Review the material and extract every line in which the word "chart" occurs.

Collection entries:
* start *

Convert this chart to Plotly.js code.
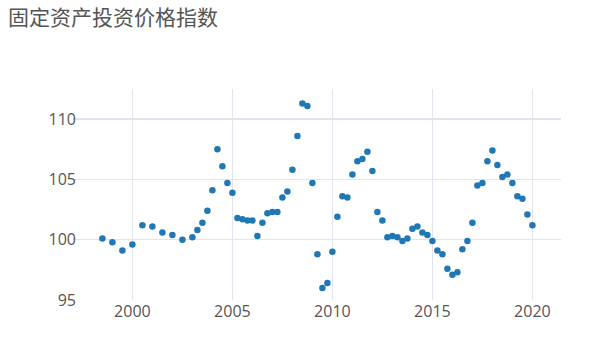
<!DOCTYPE html>
<html>
<head>
<meta charset="utf-8">
<script src="https://cdn.plot.ly/plotly-3.0.1.min.js"></script>
<style>html,body{margin:0;padding:0;background:#fff;}#chart{width:603px;height:354px;}</style>
</head>
<body>
<div id="chart"></div>
<script>
const titleText = "固定资产投资价格指数";
const years = [
  1998.5, 1999, 1999.5, 2000, 2000.5, 2001, 2001.5, 2002, 2002.5, 2003,
  2003.25, 2003.5, 2003.75, 2004, 2004.25, 2004.5, 2004.75, 2005,
  2005.25, 2005.5, 2005.75, 2006, 2006.25, 2006.5, 2006.75, 2007,
  2007.25, 2007.5, 2007.75, 2008, 2008.25, 2008.5, 2008.75, 2009,
  2009.25, 2009.5, 2009.75, 2010, 2010.25, 2010.5, 2010.75, 2011,
  2011.25, 2011.5, 2011.75, 2012, 2012.25, 2012.5, 2012.75, 2013,
  2013.25, 2013.5, 2013.75, 2014, 2014.25, 2014.5, 2014.75, 2015,
  2015.25, 2015.5, 2015.75, 2016, 2016.25, 2016.5, 2016.75, 2017,
  2017.25, 2017.5, 2017.75, 2018, 2018.25, 2018.5, 2018.75, 2019,
  2019.25, 2019.5, 2019.75, 2020
];
const priceIndex = [
  100.1, 99.8, 99.1, 99.6, 101.2, 101.1, 100.6, 100.4, 100.0, 100.2,
  100.8, 101.4, 102.4, 104.1, 107.5, 106.1, 104.7, 103.9,
  101.8, 101.7, 101.6, 101.6, 100.3, 101.4, 102.2, 102.3,
  102.3, 103.5, 104.0, 105.8, 108.6, 111.3, 111.1, 104.7,
  98.8, 96.0, 96.4, 99.0, 101.9, 103.6, 103.5, 105.4,
  106.5, 106.7, 107.3, 105.7, 102.3, 101.6, 100.2, 100.3,
  100.2, 99.9, 100.1, 100.9, 101.1, 100.6, 100.4, 99.9,
  99.1, 98.8, 97.6, 97.1, 97.3, 99.2, 99.9, 101.4,
  104.5, 104.7, 106.5, 107.4, 106.2, 105.2, 105.4, 104.7,
  103.6, 103.4, 102.1, 101.2
];
const xTickVals = [2000, 2005, 2010, 2015, 2020];
const xTickText = ["2000", "2005", "2010", "2015", "2020"];
const yTickVals = [95, 100, 105, 110];
const yTickText = ["95", "100", "105", "110"];

const trace = {
  x: years,
  y: priceIndex,
  type: 'scatter',
  mode: 'markers',
  marker: {color: '#1f77b4', size: 6.5},
  hoverinfo: 'x+y'
};

const layout = {
  width: 603,
  height: 354,
  paper_bgcolor: '#ffffff',
  plot_bgcolor: '#ffffff',
  font: {family: '"Open Sans", "Noto Sans CJK SC", sans-serif', color: '#444', size: 16},
  title: {
    text: titleText,
    font: {family: '"Noto Sans CJK SC", sans-serif', size: 21, color: '#555'},
    xref: 'container', yref: 'container',
    x: 8/603, xanchor: 'left',
    y: 1 - 18/354, yanchor: 'middle'
  },
  margin: {l: 73, r: 42, t: 89, b: 54, pad: 0},
  showlegend: false,
  xaxis: {
    range: [1997.03, 2021.43],
    tickvals: xTickVals,
    ticktext: xTickText,
    showgrid: true,
    gridcolor: '#e1e4ee',
    gridwidth: 1.5,
    zeroline: false,
    showline: false,
    ticks: '',
    tickfont: {size: 16, color: '#555'}
  },
  yaxis: {
    range: [95, 112.5],
    tickvals: yTickVals,
    ticktext: yTickText,
    showgrid: true,
    gridcolor: '#e1e4ee',
    gridwidth: 1.5,
    zeroline: false,
    showline: false,
    ticks: '',
    ticklabelstandoff: -4,
    tickfont: {size: 16, color: '#555'}
  }
};

Plotly.newPlot('chart', [trace], layout, {displayModeBar: false, staticPlot: true});
</script>
</body>
</html>
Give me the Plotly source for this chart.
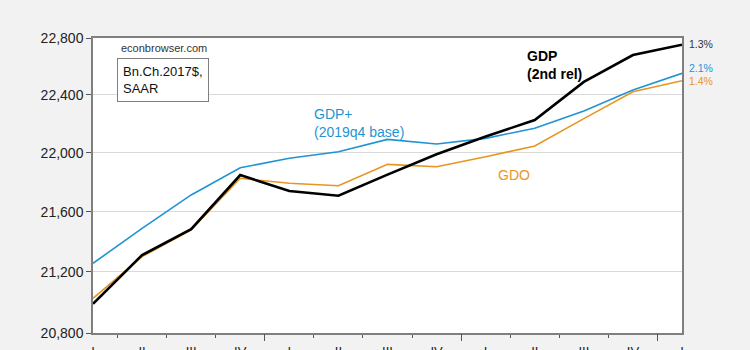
import math
import plotly.graph_objects as go

# ---- data ----
quarters = ["I", "II", "III", "IV", "I", "II", "III", "IV", "I", "II", "III", "IV", "I"]
gdp = [20990, 21310, 21483, 21848, 21740, 21708, 21851, 21990, 22112, 22225, 22491, 22679, 22752]
gdo = [21026, 21300, 21478, 21826, 21792, 21775, 21921, 21905, 21973, 22046, 22235, 22422, 22499]
gdp_plus = [21256, 21489, 21713, 21898, 21962, 22007, 22092, 22060, 22099, 22169, 22288, 22434, 22551]
y_ticks = [20800, 21200, 21600, 22000, 22400, 22800]
end_labels = ["1.3%", "2.1%", "1.4%"]

BLUE = "#1f94d2"
ORANGE = "#e8951f"
FONT = "Liberation Sans, Arial, sans-serif"

idx = list(range(len(quarters)))
year_bounds = [3.5, 7.5, 11.5]
minor_ticks = [i + 0.5 for i in range(len(quarters) - 1) if (i + 0.5) not in year_bounds]

fig = go.Figure()
fig.add_trace(go.Scatter(x=idx, y=gdp_plus, mode="lines", line=dict(color=BLUE, width=1.6),
                         showlegend=False, hoverinfo="skip"))
fig.add_trace(go.Scatter(x=idx, y=gdo, mode="lines", line=dict(color=ORANGE, width=1.6),
                         showlegend=False, hoverinfo="skip"))
fig.add_trace(go.Scatter(x=idx, y=gdp, mode="lines", line=dict(color="black", width=2.6),
                         showlegend=False, hoverinfo="skip", xaxis="x2"))

fig.update_layout(
    template="none",
    width=750, height=350,
    margin=dict(l=93, r=68, t=38, b=17, autoexpand=False),
    paper_bgcolor="#f2f2f2",
    plot_bgcolor="white",
    font=dict(family=FONT, color="#222222"),
    xaxis=dict(
        automargin=False,
        range=[0, len(quarters) - 1],
        tickmode="array", tickvals=idx, ticktext=quarters,
        ticks="", ticklabelstandoff=6,
        tickfont=dict(size=13, color="#222222"),
        showgrid=False, zeroline=False,
        showline=True, mirror=True, linecolor="#7f7f7f", linewidth=1.5,
        minor=dict(tickmode="array", tickvals=minor_ticks, ticks="outside",
                   ticklen=3, tickwidth=1, tickcolor="#555555", showgrid=False),
    ),
    xaxis2=dict(
        automargin=False,
        range=[0, len(quarters) - 1], overlaying="x", anchor="y", side="bottom",
        tickmode="array", tickvals=year_bounds, ticks="outside", ticklen=7,
        tickwidth=1, tickcolor="#555555",
        showticklabels=False, showgrid=False, zeroline=False, showline=False,
    ),
    yaxis=dict(
        automargin=False,
        type="log",
        range=[math.log10(y_ticks[0]), math.log10(y_ticks[-1])],
        tickmode="array", tickvals=y_ticks, ticktext=[f"{v:,}" for v in y_ticks],
        ticks="outside", ticklen=5, tickwidth=1, tickcolor="#555555",
        tickfont=dict(size=14, color="#222222"),
        showgrid=True, gridcolor="#d9d9d9", gridwidth=1,
        zeroline=False, showline=True, mirror=True, linecolor="#7f7f7f", linewidth=1.5,
    ),
)

ann = []
ann.append(dict(text="econbrowser.com", x=0.120, y=0.965, xref="paper", yref="paper",
                xanchor="center", yanchor="middle", showarrow=False,
                font=dict(size=11, color="#333333")))
ann.append(dict(text="Bn.Ch.2017$,<br>SAAR", x=0.118, y=0.8566, xref="paper", yref="paper",
                xanchor="center", yanchor="middle", align="left", showarrow=False,
                bordercolor="#7f7f7f", borderwidth=1, borderpad=5, bgcolor="white",
                font=dict(size=13, color="#111111")))
ann.append(dict(text="<b>GDP</b><br><b>(2nd rel)</b>", x=0.7334, y=0.9095, xref="paper", yref="paper",
                xanchor="left", yanchor="middle", align="left", showarrow=False,
                font=dict(size=14, color="black")))
ann.append(dict(text="GDP+<br>(2019q4 base)", x=0.3713, y=0.7108, xref="paper", yref="paper",
                xanchor="left", yanchor="middle", align="left", showarrow=False,
                font=dict(size=14, color=BLUE)))
ann.append(dict(text="GDO", x=0.684, y=0.5356, xref="paper", yref="paper",
                xanchor="left", yanchor="middle", align="left", showarrow=False,
                font=dict(size=14, color=ORANGE)))
for txt, yy, col in zip(end_labels, [0.9786, 0.8993, 0.8542], ["#333333", BLUE, ORANGE]):
    ann.append(dict(text=txt, x=1.008, y=yy, xref="paper", yref="paper",
                    xanchor="left", yanchor="middle", showarrow=False,
                    font=dict(size=10.5, color=col)))
fig.update_layout(annotations=ann)

fig.write_html("out.html")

* end *

* Solution for this problem *
Convert this chart to Plotly.js code.
<style>html,body{margin:0;padding:0;background:#fff;}#chart{width:603px;height:354px;}</style>
<div id="chart"></div>
Plotly.newPlot('chart', [trace], layout, {displayModeBar: false, staticPlot: true});
Give me the Plotly source for this chart.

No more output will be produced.